I have so much thoughts so I can write a book. Please, just wait for updates. Repo contains only finished solutions, not a prototype or experimental code.
I must first finish an AS3-like simple Haxe-JS compiler/transpiler, and only then improve it feature wise AND WRITE POSTS ABOUT FEATURES.

| if you want to be serious about having something running, you could put up an open source side project to "test" it

Of course! I am NOT making a language. But a complete solutions for production use. I have my own (production) codebase to test it. And, there will be some new tools on top of Alt Haxe in open source (for free commercial an real production use).

One of the core ideas - implement only production-proven features.

| It is fast.

If you write "ocamlish" code in Ocaml, it of course will be fast.
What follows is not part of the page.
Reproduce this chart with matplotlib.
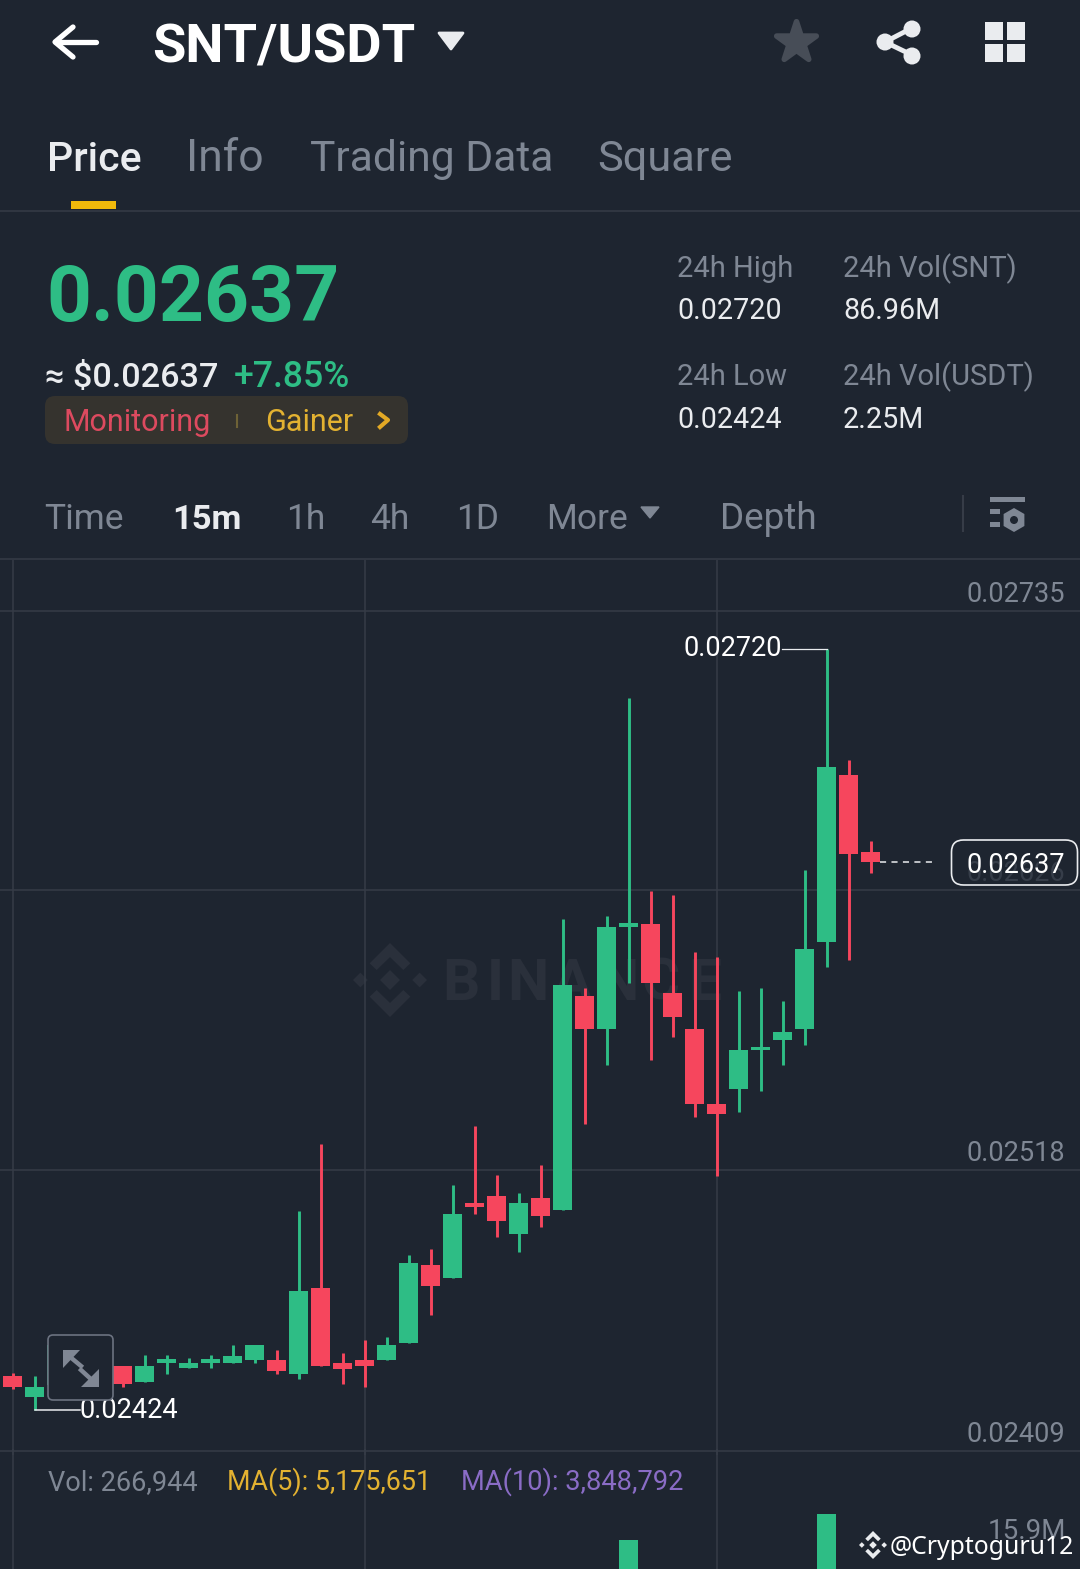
"""
SNT/USDT 15m candles on a dark exchange app screen.
"""
import matplotlib
matplotlib.use('Agg')
import matplotlib.pyplot as plt
from matplotlib.patches import Circle, FancyBboxPatch, Polygon, Rectangle, RegularPolygon

plt.rcParams['font.family'] = ['Roboto', 'DejaVu Sans']

# Candle data
opens = [0.024374, 0.024293, 0.024339, 0.024444, 0.024366, 0.024413, 0.024352, 0.024425, 0.024405, 0.024425,
         0.024424, 0.024435, 0.024435, 0.024383, 0.024716, 0.024424, 0.024435, 0.024435, 0.024503, 0.024805,
         0.024755, 0.025045, 0.025074, 0.024925, 0.025065, 0.025019, 0.025850, 0.025722, 0.026120, 0.026130,
         0.025860, 0.025722, 0.025431, 0.025490, 0.025640, 0.025679, 0.025722, 0.026060, 0.026710, 0.026411]
highs = [0.024385, 0.024374, 0.024514, 0.024475, 0.024455, 0.024413, 0.024455, 0.024455, 0.024444, 0.024455,
         0.024494, 0.024494, 0.024475, 0.025015, 0.025275, 0.024464, 0.024514, 0.024525, 0.024845, 0.024867,
         0.025116, 0.025346, 0.025155, 0.025085, 0.025194, 0.026149, 0.025881, 0.026161, 0.027010, 0.026260,
         0.026243, 0.026021, 0.026002, 0.025870, 0.025881, 0.025831, 0.026340, 0.027200, 0.026769, 0.026451]
lows = [0.024323, 0.024240, 0.024319, 0.024339, 0.024350, 0.024331, 0.024352, 0.024381, 0.024405, 0.024405,
        0.024424, 0.024424, 0.024381, 0.024362, 0.024413, 0.024343, 0.024332, 0.024435, 0.024503, 0.024612,
        0.024755, 0.025003, 0.024914, 0.024856, 0.024954, 0.025019, 0.025353, 0.025582, 0.025902, 0.025602,
        0.025691, 0.025380, 0.025151, 0.025400, 0.025481, 0.025582, 0.025660, 0.025961, 0.025990, 0.026329]
closes = [0.024332, 0.024332, 0.024494, 0.024366, 0.024416, 0.024343, 0.024413, 0.024438, 0.024424, 0.024438,
          0.024453, 0.024494, 0.024393, 0.024704, 0.024413, 0.024402, 0.024413, 0.024494, 0.024814, 0.024723,
          0.025004, 0.025032, 0.024976, 0.025046, 0.024995, 0.025892, 0.025722, 0.026118, 0.026134, 0.025902,
          0.025770, 0.025431, 0.025390, 0.025640, 0.025652, 0.025710, 0.026031, 0.026740, 0.026402, 0.026370]

# only these two volume bars reach into the visible strip
vol_index = [28, 37]
vol_values = [13.4e6, 15.9e6]

# gridlines are evenly spaced, the labels are rounded
price_levels = [0.027346, 0.026261, 0.025173, 0.024083]
price_labels = ['0.02735', '0.02626', '0.02518', '0.02409']
grid_candles = [0, 16, 32]
high_price = 0.02720
low_price = 0.02424
last_price = 0.02637

BG = '#1e2530'
GRID = '#363c47'
GREEN = '#2ebd85'
RED = '#f6465d'
WHITE = '#eaecef'
GRAY = '#7f8794'
YELLOW = '#e3b231'

W, H = 1080, 1569
STEP = 22.0
X0 = 12.7  # pixel x of first candle

fig = plt.figure(figsize=(W / 100, H / 100), dpi=100, facecolor=BG)


def px_axes(y_top, y_bottom, zorder):
    ax = fig.add_axes([0, (H - y_bottom) / H, 1, (y_bottom - y_top) / H], zorder=zorder)
    ax.patch.set_alpha(0)
    ax.set_xlim(-X0 / STEP, (W - X0) / STEP)
    for s in ax.spines.values():
        s.set_visible(False)
    ax.tick_params(length=0, labelbottom=False, labelleft=False)
    return ax


# Overlay axes in screen pixels, one under the candles and one above
back = fig.add_axes([0, 0, 1, 1], zorder=0)
front = fig.add_axes([0, 0, 1, 1], zorder=5)
for a in (back, front):
    a.set_xlim(0, W)
    a.set_ylim(H, 0)
    a.axis('off')
    a.patch.set_alpha(0)


def label(x, y, s, size, color, weight='normal', ha='left', ax=front, **kw):
    return ax.text(x, y, s, fontsize=size, color=color, fontweight=weight, ha=ha, va='baseline', **kw)


def binance_logo(ax, cx, cy, r, color):
    # centre and side diamonds
    for dx, size in [(0, 0.27), (-0.8, 0.2), (0.8, 0.2)]:
        x = cx + dx * r
        s = size * r
        ax.add_patch(Polygon([(x - s, cy), (x, cy - s), (x + s, cy), (x, cy + s)], color=color, lw=0))
    # top and bottom chevrons
    for sign in (-1, 1):
        ax.add_patch(Polygon([(cx, cy + sign * r), (cx + 0.55 * r, cy + sign * 0.45 * r),
                              (cx + 0.36 * r, cy + sign * 0.27 * r), (cx, cy + sign * 0.62 * r),
                              (cx - 0.36 * r, cy + sign * 0.27 * r), (cx - 0.55 * r, cy + sign * 0.45 * r)],
                             color=color, lw=0))


# Price chart, runs a little past the last gridline so that line is not clipped
ax = px_axes(560, 1455, 2)
ax.set_ylim(0.0240667, 0.0275443)
ax.set_yticks(price_levels)
ax.set_xticks(grid_candles)
ax.grid(True, color=GRID, linewidth=1.1)
ax.set_axisbelow(True)

for i, (o, h, l, c) in enumerate(zip(opens, highs, lows, closes)):
    color = GREEN if c >= o else RED
    ax.vlines(i, l, h, color=color, linewidth=2.1, zorder=3)
    ax.bar(i, abs(c - o), bottom=min(o, c), width=0.865, color=color, zorder=3)

for level, text in zip(price_levels, price_labels):
    ax.annotate(text, xy=(1, level), xycoords=('axes fraction', 'data'), xytext=(-11, 12),
                textcoords='offset points', ha='right', va='center', fontsize=19.5, color=GRAY,
                annotation_clip=False)

# High / low callouts
ax.plot([34.95, 37], [high_price, high_price], color=WHITE, linewidth=0.9, zorder=4)
ax.annotate('0.02720', xy=(34.95, high_price), xytext=(0, 0), textcoords='offset points', ha='right',
            va='center', fontsize=19.5, color='white', zorder=6)
ax.plot([1, 3.05], [low_price, low_price], color=WHITE, linewidth=1.1, zorder=4)
ax.annotate('0.02424', xy=(3.02, low_price), xytext=(0, 0), textcoords='offset points', ha='left',
            va='center', fontsize=19.5, color='white', zorder=6)
ax.plot([39.4, 41.95], [last_price, last_price], color=WHITE, linewidth=1.1, linestyle=(0, (4, 3.5)), zorder=4)

# Volume strip
vol = px_axes(1449, H, 2)
vol.set_ylim(10.63e6, 22.13e6)
vol.set_yticks([])
vol.set_xticks(grid_candles)
vol.grid(True, axis='x', color=GRID, linewidth=1.1)
vol.set_axisbelow(True)
vol.bar(vol_index, vol_values, width=0.865, color=GREEN)

# Watermark behind the candles
binance_logo(back, 390, 980, 37, '#2a303b')
for x, letter in zip([442, 487, 507, 553, 597, 642, 688], 'BINANCE'):
    label(x, 1000, letter, 42, '#2a303b', weight='bold', ax=back)

# Header
front.plot([56, 96], [42, 42], color='white', lw=3.8, solid_capstyle='round')
front.plot([73, 55, 73], [27, 42, 57], color='white', lw=3.8, solid_capstyle='round', solid_joinstyle='round')
label(152, 63, 'SNT/USDT', 39, 'white', weight='bold')
front.add_patch(Polygon([(439, 33), (463, 33), (451, 49)], color=WHITE, lw=2, joinstyle='round'))
front.scatter([796], [42], marker='*', s=900, color='#474d57', linewidths=4, edgecolors='#474d57')
front.plot([912, 885, 912], [28, 42, 55], color=WHITE, lw=3.5)
for cx, cy, r in [(912, 29, 8.5), (912, 56, 8.5), (885, 42, 8.5)]:
    front.add_patch(Circle((cx, cy), r, color=WHITE, lw=0))
for x0 in (985, 1007):
    for y0 in (22, 44):
        front.add_patch(Rectangle((x0, y0), 18, 18, color=WHITE, lw=0))

# Tabs
label(47, 171, 'Price', 29.5, WHITE, weight='medium')
label(186, 171, 'Info', 32, GRAY)
label(310, 171, 'Trading Data', 30.7, GRAY)
label(597, 171, 'Square', 31.2, GRAY)
front.add_patch(Rectangle((71, 201), 45, 8, color='#f0b90b', lw=0))
front.plot([0, W], [211, 211], color=GRID, lw=1.1)

# Price block
label(46, 321, '0.02637', 56.5, GREEN, weight='bold')
label(45, 387, '≈ $0.02637', 24.6, WHITE, weight='medium')
label(234, 387, '+7.85%', 25.6, GREEN, weight='medium')
front.add_patch(FancyBboxPatch((45, 396), 363, 48, boxstyle='round,pad=0,rounding_size=10', color='#35332e', lw=0))
label(63, 431, 'Monitoring', 22, '#dd4a5f')
front.plot([237, 237], [415, 427], color='#6e6236', lw=1.5)
label(265, 431, 'Gainer', 22, YELLOW)
front.plot([380, 388, 380], [414, 420, 427], color='#e3a925', lw=3)

for x, y, text, color, size in [(677, 277, '24h High', GRAY, 21), (677, 319, '0.02720', WHITE, 20.6),
                                (843, 277, '24h Vol(SNT)', GRAY, 21), (843, 319, '86.96M', WHITE, 20.6),
                                (677, 385, '24h Low', GRAY, 21), (677, 428, '0.02424', WHITE, 20.6),
                                (843, 385, '24h Vol(USDT)', GRAY, 21), (843, 428, '2.25M', WHITE, 20.6)]:
    label(x, y, text, size, color)

# Interval row
label(44, 529, 'Time', 25.5, GRAY)
label(172, 529, '15m', 24.8, WHITE, weight='bold')
label(286, 529, '1h', 25.5, GRAY)
label(370, 529, '4h', 25.5, GRAY)
label(456.5, 529, '1D', 25.5, GRAY)
label(546, 529, 'More', 25.5, GRAY)
front.add_patch(Polygon([(641, 507), (659, 507), (650, 518)], color=GRAY, lw=1))
label(720, 529, 'Depth', 26.6, GRAY)
front.plot([963, 963], [496, 531], color=GRID, lw=1.5)
front.add_patch(Rectangle((990, 497), 35, 5, color=GRAY, lw=0))
front.add_patch(Rectangle((990, 509), 10, 5, color=GRAY, lw=0))
front.add_patch(Rectangle((990, 522), 10, 5, color=GRAY, lw=0))
front.add_patch(RegularPolygon((1014, 520), 6, radius=12, color=GRAY, lw=0))
front.add_patch(Circle((1014, 520), 4, color=BG, lw=0))
front.plot([0, W], [559, 559], color=GRID, lw=1.1)

# Last price box, the axis label shows through faintly
front.add_patch(FancyBboxPatch((951.5, 840), 126, 45, boxstyle='round,pad=0,rounding_size=12',
                               facecolor=BG, alpha=0.75, edgecolor='none'))
front.add_patch(FancyBboxPatch((951.5, 840), 126, 45, boxstyle='round,pad=0,rounding_size=12',
                               facecolor='none', edgecolor=WHITE, lw=1.2))
label(1064.5, 873, '0.02637', 19.5, 'white', ha='right')

# Expand button over the first candles
front.add_patch(FancyBboxPatch((48, 1335), 65, 65, boxstyle='round,pad=0,rounding_size=5',
                               facecolor=BG, edgecolor='#6b7280', lw=1.2))
front.add_patch(Polygon([(63, 1350), (80, 1350), (63, 1368)], color='#808794', lw=0))
front.add_patch(Polygon([(99, 1387), (99, 1369), (81, 1387)], color='#808794', lw=0))
front.plot([69, 81], [1356, 1366], color='#808794', lw=3.2)
front.plot([93, 81], [1381, 1370], color='#808794', lw=3.2)

# Volume header
label(48, 1490, 'Vol: 266,944', 19.5, GRAY)
label(227, 1490, 'MA(5): 5,175,651', 19.4, YELLOW)
label(461, 1490, 'MA(10): 3,848,792', 19.6, '#8a6cc6')
label(1066, 1539, '15.9M', 20, GRAY, ha='right')

# Repost credit
binance_logo(front, 873, 1545, 14, WHITE)
label(890, 1554, '@Cryptoguru12', 17.8, 'white', family=['Noto Sans', 'DejaVu Sans'])

fig.savefig('out.png', dpi=100, facecolor=BG)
But Im not writing Ocamlish. I know how CPUs cache system work, to optimize it. Suddenly, I can say that it probably will be as fast as Ocaml even written in Neko. Im making benchmarking in Neko, to be sure that my design decisions about performance is correct. Further compiling to HXCPP just be fast "as is".

| However I think you are fighting too many wars at once

I spend most of the time to simplify existing Haxe things. It was a real "war". But the result must be even simpler than writing code in Lua/JS/AS3.
The feature list is very strict, most of the flexibility was moved to macro system. Macro system, even AST, was reinvented to be very friendly for feature implementers.
So there will no "short-lambda-wars".

Its fun... but I think that there will be no sense to increase language complexity at all. Just use macro and done.
Compiler will become just more stable, and toolkit will be richer. Backwards compatibility is a must, so no breaking changes. But what to break if nothing to add? :)
(there is anyway many "hidden" features to implement in compiler. again, to make it simpler to use)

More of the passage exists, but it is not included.